### [Stated problem]
Only the pictures are omitted; repeat all other data exactly.

### [Material]
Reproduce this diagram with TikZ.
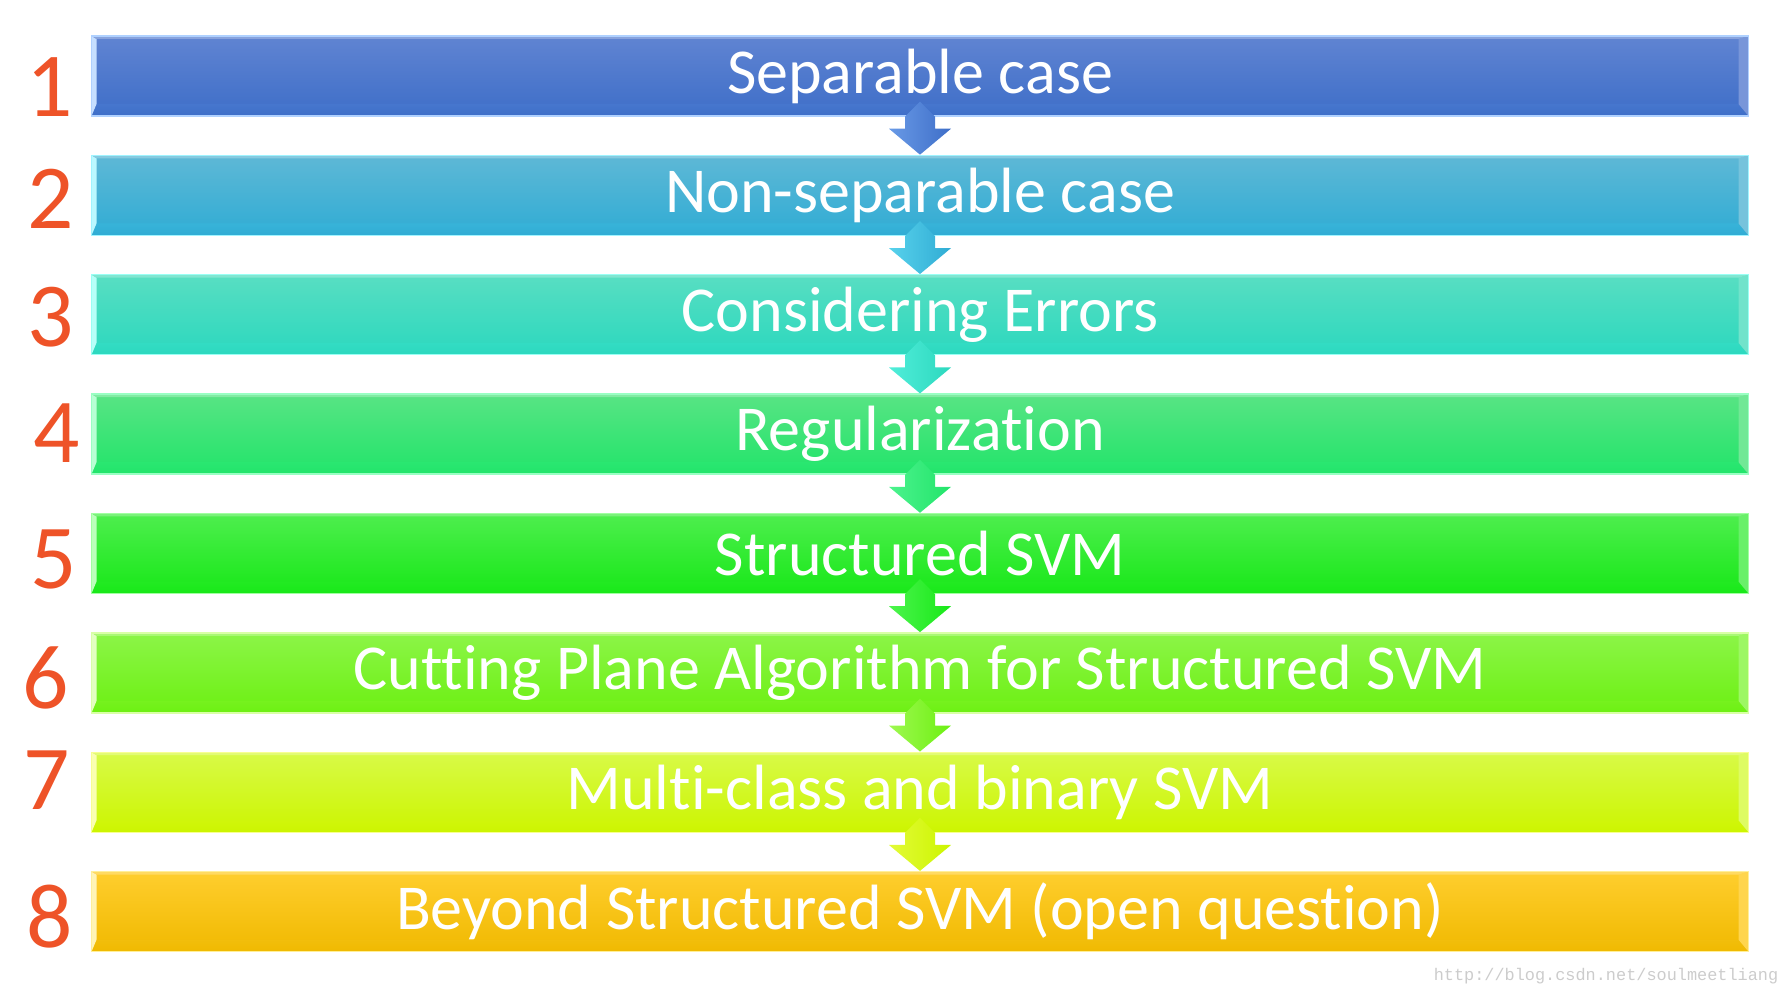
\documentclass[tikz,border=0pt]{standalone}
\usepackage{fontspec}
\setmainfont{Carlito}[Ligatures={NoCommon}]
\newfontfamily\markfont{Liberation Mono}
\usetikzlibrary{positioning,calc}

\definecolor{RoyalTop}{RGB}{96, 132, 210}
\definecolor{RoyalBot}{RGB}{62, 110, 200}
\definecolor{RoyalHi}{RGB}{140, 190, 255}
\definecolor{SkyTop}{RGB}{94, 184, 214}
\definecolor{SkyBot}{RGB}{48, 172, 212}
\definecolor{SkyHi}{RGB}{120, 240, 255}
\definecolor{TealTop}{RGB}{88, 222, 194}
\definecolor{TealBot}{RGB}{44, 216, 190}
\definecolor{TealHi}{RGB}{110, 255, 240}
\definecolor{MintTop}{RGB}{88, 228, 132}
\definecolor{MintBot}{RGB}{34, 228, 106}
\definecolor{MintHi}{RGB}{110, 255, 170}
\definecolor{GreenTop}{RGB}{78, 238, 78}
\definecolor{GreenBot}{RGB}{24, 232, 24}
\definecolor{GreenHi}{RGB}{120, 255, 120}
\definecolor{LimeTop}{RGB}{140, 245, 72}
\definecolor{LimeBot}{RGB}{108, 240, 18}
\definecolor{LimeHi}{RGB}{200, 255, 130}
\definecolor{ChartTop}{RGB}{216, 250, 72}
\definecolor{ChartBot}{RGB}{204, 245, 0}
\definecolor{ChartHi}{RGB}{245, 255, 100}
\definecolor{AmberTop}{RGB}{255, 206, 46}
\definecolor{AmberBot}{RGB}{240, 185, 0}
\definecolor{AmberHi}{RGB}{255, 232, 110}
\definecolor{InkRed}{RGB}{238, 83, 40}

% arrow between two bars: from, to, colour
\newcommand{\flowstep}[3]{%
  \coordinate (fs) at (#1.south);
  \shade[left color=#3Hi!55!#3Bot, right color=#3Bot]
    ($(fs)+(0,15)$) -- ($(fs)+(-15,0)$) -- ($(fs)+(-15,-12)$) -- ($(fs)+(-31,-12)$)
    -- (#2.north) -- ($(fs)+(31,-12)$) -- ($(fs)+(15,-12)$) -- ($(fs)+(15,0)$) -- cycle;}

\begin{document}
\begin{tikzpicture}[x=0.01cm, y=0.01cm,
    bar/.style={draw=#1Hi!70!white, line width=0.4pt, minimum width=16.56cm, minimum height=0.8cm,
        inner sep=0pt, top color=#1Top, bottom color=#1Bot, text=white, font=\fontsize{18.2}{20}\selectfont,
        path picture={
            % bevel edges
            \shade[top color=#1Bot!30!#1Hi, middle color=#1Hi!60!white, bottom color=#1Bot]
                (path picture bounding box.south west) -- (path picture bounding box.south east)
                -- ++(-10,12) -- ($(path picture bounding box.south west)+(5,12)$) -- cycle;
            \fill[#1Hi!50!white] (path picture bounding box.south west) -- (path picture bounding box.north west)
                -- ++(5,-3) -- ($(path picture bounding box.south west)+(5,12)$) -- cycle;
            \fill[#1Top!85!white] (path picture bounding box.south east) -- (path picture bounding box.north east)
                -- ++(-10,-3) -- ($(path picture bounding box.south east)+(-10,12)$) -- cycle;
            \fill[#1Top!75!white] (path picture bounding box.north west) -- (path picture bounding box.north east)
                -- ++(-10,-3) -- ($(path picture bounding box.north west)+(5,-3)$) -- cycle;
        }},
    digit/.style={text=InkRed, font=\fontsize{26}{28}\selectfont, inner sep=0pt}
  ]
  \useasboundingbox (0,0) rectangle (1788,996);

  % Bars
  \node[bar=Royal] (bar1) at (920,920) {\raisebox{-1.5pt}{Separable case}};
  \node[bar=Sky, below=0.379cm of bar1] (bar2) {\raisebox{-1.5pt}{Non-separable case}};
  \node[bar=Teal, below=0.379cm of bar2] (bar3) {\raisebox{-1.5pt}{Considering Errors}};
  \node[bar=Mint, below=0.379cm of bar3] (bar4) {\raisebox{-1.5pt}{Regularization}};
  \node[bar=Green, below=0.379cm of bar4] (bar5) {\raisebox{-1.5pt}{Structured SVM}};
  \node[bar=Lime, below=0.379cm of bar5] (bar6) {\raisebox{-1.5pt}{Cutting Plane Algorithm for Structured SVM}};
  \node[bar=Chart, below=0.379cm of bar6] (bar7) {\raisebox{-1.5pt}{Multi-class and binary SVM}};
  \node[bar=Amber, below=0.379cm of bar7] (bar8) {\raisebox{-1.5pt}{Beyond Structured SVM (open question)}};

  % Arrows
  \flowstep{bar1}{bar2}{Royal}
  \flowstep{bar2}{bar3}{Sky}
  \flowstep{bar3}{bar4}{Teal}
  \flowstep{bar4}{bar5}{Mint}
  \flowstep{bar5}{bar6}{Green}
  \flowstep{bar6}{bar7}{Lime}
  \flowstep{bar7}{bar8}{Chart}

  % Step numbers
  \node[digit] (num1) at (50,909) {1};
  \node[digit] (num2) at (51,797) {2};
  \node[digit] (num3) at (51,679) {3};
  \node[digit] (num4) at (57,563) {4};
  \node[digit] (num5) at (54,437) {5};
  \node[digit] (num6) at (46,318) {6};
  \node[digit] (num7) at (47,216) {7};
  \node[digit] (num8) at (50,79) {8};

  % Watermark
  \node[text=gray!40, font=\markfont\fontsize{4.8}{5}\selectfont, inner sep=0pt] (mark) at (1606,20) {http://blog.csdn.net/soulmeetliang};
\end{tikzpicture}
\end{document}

### [Exercise result]
Reproduce this diagram with TikZ.
\documentclass[tikz,border=0pt]{standalone}
\usepackage{fontspec}
\setmainfont{Carlito}[Ligatures={NoCommon}]
\newfontfamily\markfont{Liberation Mono}
\usetikzlibrary{positioning,calc}

\definecolor{RoyalTop}{RGB}{96, 132, 210}
\definecolor{RoyalBot}{RGB}{62, 110, 200}
\definecolor{RoyalHi}{RGB}{140, 190, 255}
\definecolor{SkyTop}{RGB}{94, 184, 214}
\definecolor{SkyBot}{RGB}{48, 172, 212}
\definecolor{SkyHi}{RGB}{120, 240, 255}
\definecolor{TealTop}{RGB}{88, 222, 194}
\definecolor{TealBot}{RGB}{44, 216, 190}
\definecolor{TealHi}{RGB}{110, 255, 240}
\definecolor{MintTop}{RGB}{88, 228, 132}
\definecolor{MintBot}{RGB}{34, 228, 106}
\definecolor{MintHi}{RGB}{110, 255, 170}
\definecolor{GreenTop}{RGB}{78, 238, 78}
\definecolor{GreenBot}{RGB}{24, 232, 24}
\definecolor{GreenHi}{RGB}{120, 255, 120}
\definecolor{LimeTop}{RGB}{140, 245, 72}
\definecolor{LimeBot}{RGB}{108, 240, 18}
\definecolor{LimeHi}{RGB}{200, 255, 130}
\definecolor{ChartTop}{RGB}{216, 250, 72}
\definecolor{ChartBot}{RGB}{204, 245, 0}
\definecolor{ChartHi}{RGB}{245, 255, 100}
\definecolor{AmberTop}{RGB}{255, 206, 46}
\definecolor{AmberBot}{RGB}{240, 185, 0}
\definecolor{AmberHi}{RGB}{255, 232, 110}
\definecolor{InkRed}{RGB}{238, 83, 40}

% arrow between two bars: from, to, colour
\newcommand{\flowstep}[3]{%
  \coordinate (fs) at (#1.south);
  \shade[left color=#3Hi!55!#3Bot, right color=#3Bot]
    ($(fs)+(0,15)$) -- ($(fs)+(-15,0)$) -- ($(fs)+(-15,-12)$) -- ($(fs)+(-31,-12)$)
    -- (#2.north) -- ($(fs)+(31,-12)$) -- ($(fs)+(15,-12)$) -- ($(fs)+(15,0)$) -- cycle;}

\begin{document}
\begin{tikzpicture}[x=0.01cm, y=0.01cm,
    bar/.style={draw=#1Hi!70!white, line width=0.4pt, minimum width=16.56cm, minimum height=0.8cm,
        inner sep=0pt, top color=#1Top, bottom color=#1Bot, text=white, font=\fontsize{18.2}{20}\selectfont,
        path picture={
            % bevel edges
            \shade[top color=#1Bot!30!#1Hi, middle color=#1Hi!60!white, bottom color=#1Bot]
                (path picture bounding box.south west) -- (path picture bounding box.south east)
                -- ++(-10,12) -- ($(path picture bounding box.south west)+(5,12)$) -- cycle;
            \fill[#1Hi!50!white] (path picture bounding box.south west) -- (path picture bounding box.north west)
                -- ++(5,-3) -- ($(path picture bounding box.south west)+(5,12)$) -- cycle;
            \fill[#1Top!85!white] (path picture bounding box.south east) -- (path picture bounding box.north east)
                -- ++(-10,-3) -- ($(path picture bounding box.south east)+(-10,12)$) -- cycle;
            \fill[#1Top!75!white] (path picture bounding box.north west) -- (path picture bounding box.north east)
                -- ++(-10,-3) -- ($(path picture bounding box.north west)+(5,-3)$) -- cycle;
        }},
    digit/.style={text=InkRed, font=\fontsize{26}{28}\selectfont, inner sep=0pt}
  ]
  \useasboundingbox (0,0) rectangle (1788,996);

  % Bars
  \node[bar=Royal] (bar1) at (920,920) {\raisebox{-1.5pt}{Separable case}};
  \node[bar=Sky, below=0.379cm of bar1] (bar2) {\raisebox{-1.5pt}{Non-separable case}};
  \node[bar=Teal, below=0.379cm of bar2] (bar3) {\raisebox{-1.5pt}{Considering Errors}};
  \node[bar=Mint, below=0.379cm of bar3] (bar4) {\raisebox{-1.5pt}{Regularization}};
  \node[bar=Green, below=0.379cm of bar4] (bar5) {\raisebox{-1.5pt}{Structured SVM}};
  \node[bar=Lime, below=0.379cm of bar5] (bar6) {\raisebox{-1.5pt}{Cutting Plane Algorithm for Structured SVM}};
  \node[bar=Chart, below=0.379cm of bar6] (bar7) {\raisebox{-1.5pt}{Multi-class and binary SVM}};
  \node[bar=Amber, below=0.379cm of bar7] (bar8) {\raisebox{-1.5pt}{Beyond Structured SVM (open question)}};

  % Arrows
  \flowstep{bar1}{bar2}{Royal}
  \flowstep{bar2}{bar3}{Sky}
  \flowstep{bar3}{bar4}{Teal}
  \flowstep{bar4}{bar5}{Mint}
  \flowstep{bar5}{bar6}{Green}
  \flowstep{bar6}{bar7}{Lime}
  \flowstep{bar7}{bar8}{Chart}

  % Step numbers
  \node[digit] (num1) at (50,909) {1};
  \node[digit] (num2) at (51,797) {2};
  \node[digit] (num3) at (51,679) {3};
  \node[digit] (num4) at (57,563) {4};
  \node[digit] (num5) at (54,437) {5};
  \node[digit] (num6) at (46,318) {6};
  \node[digit] (num7) at (47,216) {7};
  \node[digit] (num8) at (50,79) {8};

  % Watermark
  \node[text=gray!40, font=\markfont\fontsize{4.8}{5}\selectfont, inner sep=0pt] (mark) at (1606,20) {http://blog.csdn.net/soulmeetliang};
\end{tikzpicture}
\end{document}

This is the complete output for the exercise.